In today’s day and age, one would think, a player that has played his entire career of 14-plus seasons in one city, accumulating an MVP award, a World Series Title, four gold gloves, three all-star games, and a top-three spot in Phillies history in hits, doubles, triples, games played, extra-base hits, total bases, runs scored, and steals, would be unconditionally loved by the fans of that city. Rollins, however, is not.
Throughout his career he has spoken his mind, maybe to his detriment, and after a Phillies win on Saturday he was no different.
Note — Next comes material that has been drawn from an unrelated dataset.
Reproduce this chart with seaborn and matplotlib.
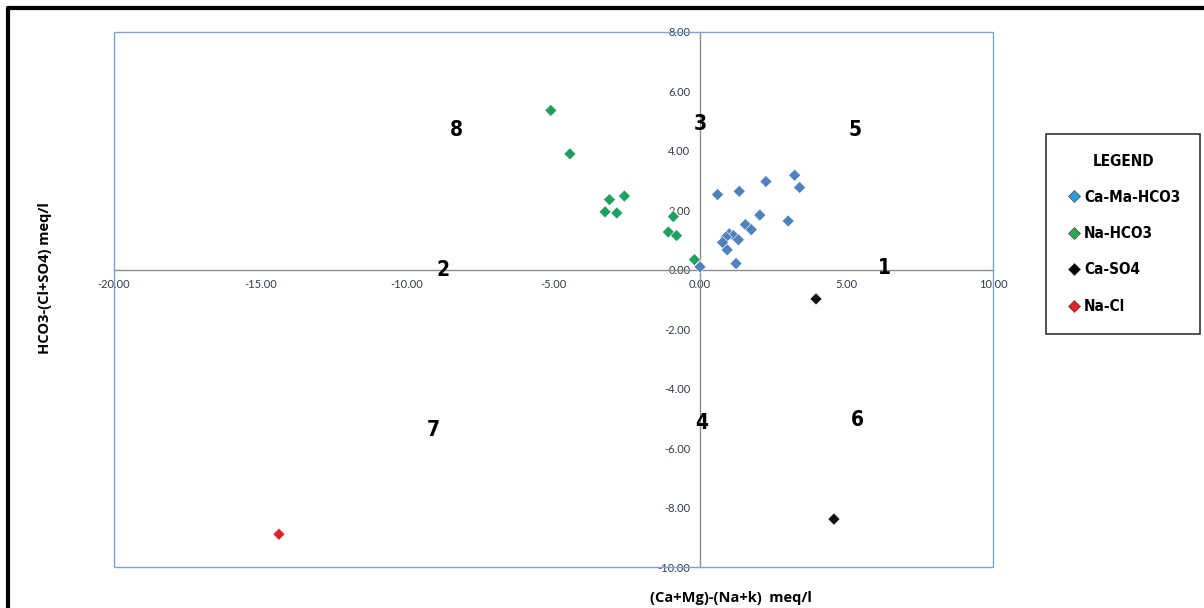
import matplotlib
matplotlib.use("Agg")
import matplotlib.pyplot as plt
import seaborn as sns
import pandas as pd
from matplotlib.lines import Line2D
from matplotlib.patches import Rectangle

# Gibbs-like ion plot data
camg_hco3_x = [0.60, 1.34, 2.25, 3.23, 3.40, 2.04, 3.01, 1.55, 1.75, 1.00, 1.14, 0.89, 1.31, 0.77, 0.93, 1.23, 0.00]
camg_hco3_y = [2.53, 2.64, 2.97, 3.18, 2.77, 1.84, 1.64, 1.52, 1.35, 1.21, 1.15, 1.10, 1.01, 0.92, 0.67, 0.21, 0.10]
na_hco3_x = [-5.09, -4.44, -3.09, -2.58, -3.24, -2.84, -0.91, -1.08, -0.80, -0.19]
na_hco3_y = [5.36, 3.90, 2.36, 2.48, 1.95, 1.91, 1.79, 1.27, 1.15, 0.34]
ca_so4_x = [3.96, 4.57]
ca_so4_y = [-0.98, -8.39]
na_cl_x = [-14.37]
na_cl_y = [-8.90]

groups = ["Ca-Ma-HCO3", "Na-HCO3", "Ca-SO4", "Na-Cl"]
point_colors = ["#4F81BD", "#1FA060", "#111111", "#E0202A"]
legend_colors = ["#2E9BDA", "#2DAA4F", "#000000", "#E3222B"]

zone_labels = ["1", "2", "3", "4", "5", "6", "7", "8"]
zone_x = [6.3, -8.77, 0.0, 0.05, 5.3, 5.36, -9.1, -8.3]
zone_y = [0.05, 0.0, 4.9, -5.15, 4.7, -5.05, -5.4, 4.7]

df = pd.concat([
    pd.DataFrame({"x": camg_hco3_x, "y": camg_hco3_y, "type": groups[0]}),
    pd.DataFrame({"x": na_hco3_x, "y": na_hco3_y, "type": groups[1]}),
    pd.DataFrame({"x": ca_so4_x, "y": ca_so4_y, "type": groups[2]}),
    pd.DataFrame({"x": na_cl_x, "y": na_cl_y, "type": groups[3]}),
])

sns.set_style("white")
plt.rcParams["font.family"] = ["Liberation Sans", "DejaVu Sans"]
plt.rcParams["text.color"] = "black"

fig = plt.figure(figsize=(12.04, 6.08), dpi=100)
ax = fig.add_axes([114 / 1204, 1 - 567 / 608, (993 - 114) / 1204, (567 - 32) / 608])

sns.scatterplot(data=df, x="x", y="y", hue="type", hue_order=groups,
                palette=dict(zip(groups, point_colors)), marker="D", s=38,
                edgecolor="white", linewidth=0.4, legend=False, ax=ax, zorder=3)

ax.set_xlim(-20, 10)
ax.set_ylim(-10, 8)
ax.set_xticks(range(-20, 11, 5))
ax.set_yticks(range(-10, 9, 2))
ax.xaxis.set_major_formatter(matplotlib.ticker.FormatStrFormatter("%.2f"))
ax.yaxis.set_major_formatter(matplotlib.ticker.FormatStrFormatter("%.2f"))

# axes crossing at the origin, Excel style
for side in ["left", "bottom"]:
    ax.spines[side].set_position(("data", 0))
    ax.spines[side].set_color("#8C8C8C")
    ax.spines[side].set_linewidth(1.0)
for side in ["top", "right"]:
    ax.spines[side].set_visible(False)
ax.tick_params(axis="both", direction="out", length=4, width=0.8, color="#8C8C8C",
               labelsize=8, labelcolor="#2F3B4C", pad=3)
for t in ax.get_xticklabels() + ax.get_yticklabels():
    t.set_family(["Lato", "DejaVu Sans"])
ax.patch.set_alpha(0)
ax.add_patch(Rectangle((0, 0), 1, 1, transform=ax.transAxes, fill=False,
                       edgecolor="#7FA1CF", linewidth=1.0, clip_on=False, zorder=5))
ax.set_xlabel("")
ax.set_ylabel("")

for lab, zx, zy in zip(zone_labels, zone_x, zone_y):
    ax.text(zx, zy, lab, ha="center", va="center", fontsize=15, fontweight="bold",
            family=["DejaVu Sans"], stretch="condensed", color="black", zorder=4)

fig.text(731 / 1204, 1 - 598 / 608, "(Ca+Mg)-(Na+k)  meq/l", ha="center", va="center",
         fontsize=10.5, fontweight="bold", family=["Open Sans", "DejaVu Sans"], color="black")
fig.text(45 / 1204, 1 - 278 / 608, "HCO3-(Cl+SO4) meq/l", ha="center", va="center",
         rotation=90, fontsize=10.5, fontweight="bold", family=["Open Sans", "DejaVu Sans"],
         color="black")

handles = [Line2D([], [], marker="D", linestyle="", markersize=6, markerfacecolor=c,
                  markeredgecolor="#333333", markeredgewidth=0.4) for c in legend_colors]
legend_font = {"weight": "bold", "size": 11, "family": "DejaVu Sans", "stretch": "condensed"}
leg = fig.legend(handles, groups, title="LEGEND", loc="upper left",
                 bbox_to_anchor=(1046 / 1204, 1 - 134 / 608), borderaxespad=0, frameon=True,
                 fancybox=False, edgecolor="black", labelspacing=1.4, handletextpad=0.2,
                 borderpad=1.3, handlelength=1.0,
                 prop=legend_font, title_fontproperties=legend_font)
leg.get_frame().set_linewidth(1.2)
leg._legend_box.sep = 15

# outer black frame visible on top and left
fig.add_artist(Line2D([8 / 1204, 1], [1 - 8 / 608, 1 - 8 / 608], transform=fig.transFigure,
                      color="black", linewidth=3))
fig.add_artist(Line2D([8 / 1204, 8 / 1204], [0, 1 - 8 / 608], transform=fig.transFigure,
                      color="black", linewidth=3))

fig.savefig("out.png", dpi=100)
Rollins, who under the 10-5 rule has the ability to veto any trade said, “If we’re in absolutely last place with nowhere to go and change is obviously on the horizon, then at that point I’d think about it [allowing a trade].”
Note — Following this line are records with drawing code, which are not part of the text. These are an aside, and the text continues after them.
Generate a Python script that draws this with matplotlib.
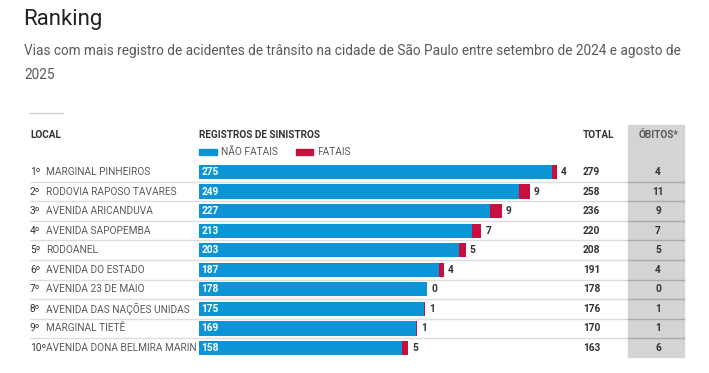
import matplotlib.pyplot as plt
import matplotlib.transforms as mtransforms
from matplotlib.patches import Rectangle

# Dados
locais = ["MARGINAL PINHEIROS", "RODOVIA RAPOSO TAVARES", "AVENIDA ARICANDUVA",
          "AVENIDA SAPOPEMBA", "RODOANEL", "AVENIDA DO ESTADO", "AVENIDA 23 DE MAIO",
          "AVENIDA DAS NAÇÕES UNIDAS", "MARGINAL TIETÊ", "AVENIDA DONA BELMIRA MARIN"]
naoFatais = [275, 249, 227, 213, 203, 187, 178, 175, 169, 158]
fatais = [4, 9, 9, 7, 5, 4, 0, 1, 1, 5]
totais = [279, 258, 236, 220, 208, 191, 178, 176, 170, 163]
obitos = [4, 11, 9, 7, 5, 4, 0, 1, 1, 6]

BLUE = "#0b94d6"
RED = "#c8103e"
DARK = "#333333"
GRAY = "#5a5a5a"

plt.rcParams['font.family'] = ['Roboto', 'DejaVu Sans']

W, H = 709, 373
fig = plt.figure(figsize=(W / 100, H / 100), dpi=100)

def fx(px):
    return px / W

def fy(py):
    return 1 - py / H

# titulo e subtitulo
fig.text(fx(23), fy(20), "Ranking", fontsize=16, color="#222222", va="center", ha="left")
fig.text(fx(24), fy(51), "Vias com mais registro de acidentes de trânsito na cidade de São Paulo entre setembro de 2024 e agosto de",
         fontsize=9.85, color=GRAY, va="center", ha="left")
fig.text(fx(24), fy(75), "2025", fontsize=9.85, color=GRAY, va="center", ha="left")
fig.add_artist(plt.Line2D([fx(30), fx(63)], [fy(113), fy(113)], color="#cccccc", lw=1))

# coluna cinza de obitos
fig.add_artist(Rectangle((fx(628), fy(357)), fx(684) - fx(628), fy(125) - fy(357),
                         transform=fig.transFigure, color="#d4d4d6", zorder=0))

# eixo das barras
top, bottom = 162.2, 357.8
left, right = 199, 684
ax = fig.add_axes([fx(left), fy(bottom), fx(right) - fx(left), fy(top) - fy(bottom)])
scale = 358 / 279.0
ax.set_xlim(0, (right - left) / scale)
ax.set_ylim(len(locais) - 0.5, -0.5)
ax.axis("off")
ax.patch.set_alpha(0)

ys = list(range(len(locais)))
ax.barh(ys, naoFatais, height=0.72, color=BLUE)
ax.barh(ys, fatais, left=naoFatais, height=0.72, color=RED)

trans = mtransforms.blended_transform_factory(fig.transFigure, ax.transData)
off = mtransforms.offset_copy(ax.transData, fig=fig, x=4, y=0, units="dots")

fs = 7.3
for i in ys:
    ax.text(2, i, str(naoFatais[i]), color="white", fontweight="bold", fontsize=fs,
            va="center", ha="left")
    ax.text(naoFatais[i] + fatais[i], i, str(fatais[i]), transform=off, color=DARK,
            fontweight="bold", fontsize=fs, va="center", ha="left")
    ax.text(fx(30), i, f"{i + 1}º", transform=trans, color=DARK, fontsize=fs,
            va="center", ha="left")
    ax.text(fx(46), i, locais[i], transform=trans, color=GRAY, fontsize=fs,
            va="center", ha="left")
    ax.text(fx(583), i, str(totais[i]), transform=trans, color=DARK, fontweight="bold",
            fontsize=fs, va="center", ha="left")
    ax.text(fx(658), i, str(obitos[i]), transform=trans, color=DARK, fontweight="bold",
            fontsize=fs, va="center", ha="center")
    if i < len(locais) - 1:
        ax.plot([fx(30), fx(628)], [i + 0.5, i + 0.5], transform=trans, color="#dddddd",
                lw=1, clip_on=False)
        ax.plot([fx(628), fx(684)], [i + 0.5, i + 0.5], transform=trans, color="#aaaaaa",
                lw=1, clip_on=False)

# cabecalho
hs = 7.2
fig.text(fx(30), fy(135), "LOCAL", fontsize=hs, fontweight="bold", color=DARK, va="center")
fig.text(fx(199), fy(135), "REGISTROS DE SINISTROS", fontsize=hs, fontweight="bold", color=DARK, va="center")
fig.text(fx(583), fy(135), "TOTAL", fontsize=hs, fontweight="bold", color=DARK, va="center")
fig.text(fx(659), fy(135), "ÓBITOS*", fontsize=hs, fontweight="bold", color=GRAY, va="center", ha="center")

# legenda
fig.add_artist(Rectangle((fx(199), fy(155)), fx(18), 6 / H, transform=fig.transFigure, color=BLUE))
fig.text(fx(221), fy(152), "NÃO FATAIS", fontsize=fs, color=GRAY, va="center")
fig.add_artist(Rectangle((fx(296), fy(155)), fx(17), 6 / H, transform=fig.transFigure, color=RED))
fig.text(fx(317), fy(152), "FATAIS", fontsize=fs, color=GRAY, va="center")

fig.savefig("out.png", dpi=100, facecolor="white")
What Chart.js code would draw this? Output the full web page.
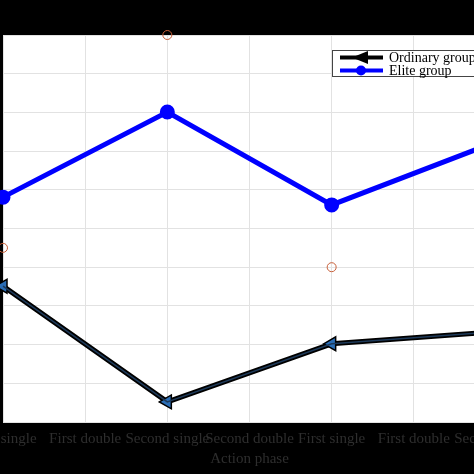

Whether it be something he said or a ground ball he didn’t run out, or the fact that he would never be his revered counter part over at second base in Chase Utley (no one is Utley, to be fair), Rollins is as fascinating as it gets when it comes to relationships between athletes and the city of brotherly love.
On Saturday afternoon in the 5th inning, Rollins laced a 3-1 pitch to right-field for a single, something he had done many times before. This particular time was unique, as it was Rollins’ 2,235th career hit, and he surpassed Mike Schmidt as the Phillies all-time hits leader. Schmidt came out to greet Rollins, followed by his teammates and coaches. The fans cheered and appreciated the historic moment, but not necessarily the player who accomplished it.
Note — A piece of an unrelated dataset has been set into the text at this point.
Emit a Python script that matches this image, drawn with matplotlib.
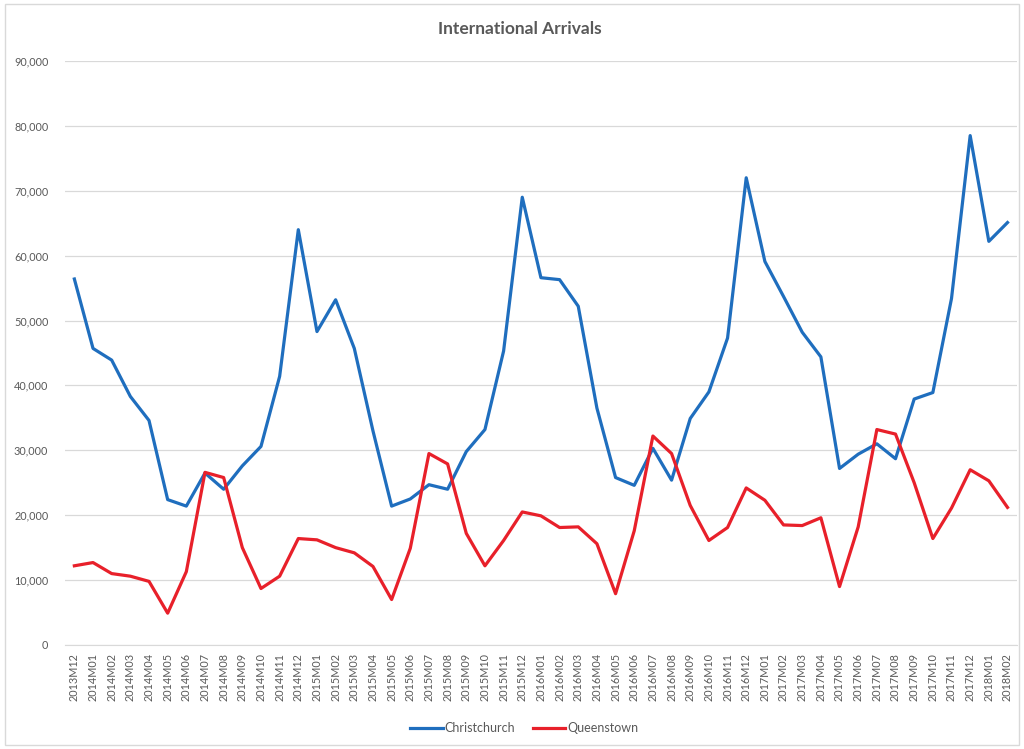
import matplotlib.pyplot as plt
from matplotlib.patches import Rectangle

plt.rcParams['font.family'] = ['Lato', 'DejaVu Sans']

# monthly periods, 2013M12 .. 2018M02
months = ['2013M12'] + ['%dM%02d' % (y, m) for y in range(2014, 2018) for m in range(1, 13)] + ['2018M01', '2018M02']

christchurch = [56400, 45700, 43900, 38300, 34600, 22400, 21400, 26500, 24000, 27600,
                30600, 41400, 64000, 48300, 53200, 45700, 33000, 21400, 22500, 24700,
                24000, 29800, 33200, 45300, 69000, 56600, 56300, 52200, 36500, 25800,
                24600, 30300, 25400, 34900, 39000, 47300, 72000, 59100, 53700, 48200,
                44400, 27200, 29400, 31000, 28700, 37900, 38900, 53400, 78500, 62200,
                65100]

queenstown = [12200, 12700, 11000, 10600, 9800, 4900, 11300, 26600, 25800, 15000,
              8700, 10600, 16400, 16200, 15000, 14200, 12100, 7000, 14900, 29500,
              27900, 17200, 12200, 16100, 20500, 19900, 18100, 18200, 15600, 7900,
              17600, 32200, 29500, 21500, 16100, 18100, 24200, 22300, 18500, 18400,
              19600, 9000, 18200, 33200, 32500, 25000, 16400, 21100, 27000, 25300,
              21200]

txt = '#595959'
grid = '#D9D9D9'

fig = plt.figure(figsize=(10.24, 7.49), dpi=100)
ax = fig.add_axes([0.0635, 0.1389, 0.9295, 0.7797])

x = range(len(months))
ax.plot(x, christchurch, color='#1F6EBE', lw=2.3, label='Christchurch', solid_joinstyle='round')
ax.plot(x, queenstown, color='#E8202A', lw=2.3, label='Queenstown', solid_joinstyle='round')

ax.set_xlim(-0.5, len(months) - 0.5)
ax.set_ylim(0, 90000)
ax.set_yticks(range(0, 90001, 10000))
ax.set_yticklabels(['{:,}'.format(v) for v in range(0, 90001, 10000)])
ax.set_xticks(list(x))
ax.set_xticklabels(months, rotation=90)
ax.tick_params(axis='both', length=0, colors=txt, labelsize=7.8)
ax.tick_params(axis='y', pad=12)
ax.tick_params(axis='x', pad=6)
ax.grid(axis='y', color=grid, lw=0.9)
ax.set_axisbelow(True)
for s in ['top', 'right', 'left']:
    ax.spines[s].set_visible(False)
ax.spines['bottom'].set_color(grid)

fig.text(0.508, 0.961, 'International Arrivals', ha='center', va='center',
         fontsize=12.5, fontweight='bold', color=txt)

fig.legend(loc='center', bbox_to_anchor=(0.512, 0.028), ncol=2, frameon=False,
           fontsize=9, labelcolor=txt, handlelength=2.6, handletextpad=0.15,
           columnspacing=1.4)

# chart border
fig.patches.append(Rectangle((0.005, 0.006), 0.99, 0.988, transform=fig.transFigure,
                             fill=False, edgecolor=grid, lw=1))

fig.savefig('out.png', dpi=100)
Ironically, Schmidt, who hit 548 home runs in his career, was not universally loved while he played with the Phillies either. The Hall Of Famer and three-time MVP did not always get along with the passionate Phillies fans over his 17 seasons with the club (1972-1989), and called Philly a “tough town” when discussing his relationship with the fan base in April of 2013. Now, no one has a bad word to say about the former Phillies third baseman.
When living in those contentious moments that made him such a controversial player over the past 14 years, it is effortless–and even warranted at times–to criticize Rollins. Nevertheless, in 2028, after another 14 years have passed we’ll be teaching those who were not fortunate enough to see Rollins play, about his career. And looking back, like Schmidt, he’ll finally be appreciated.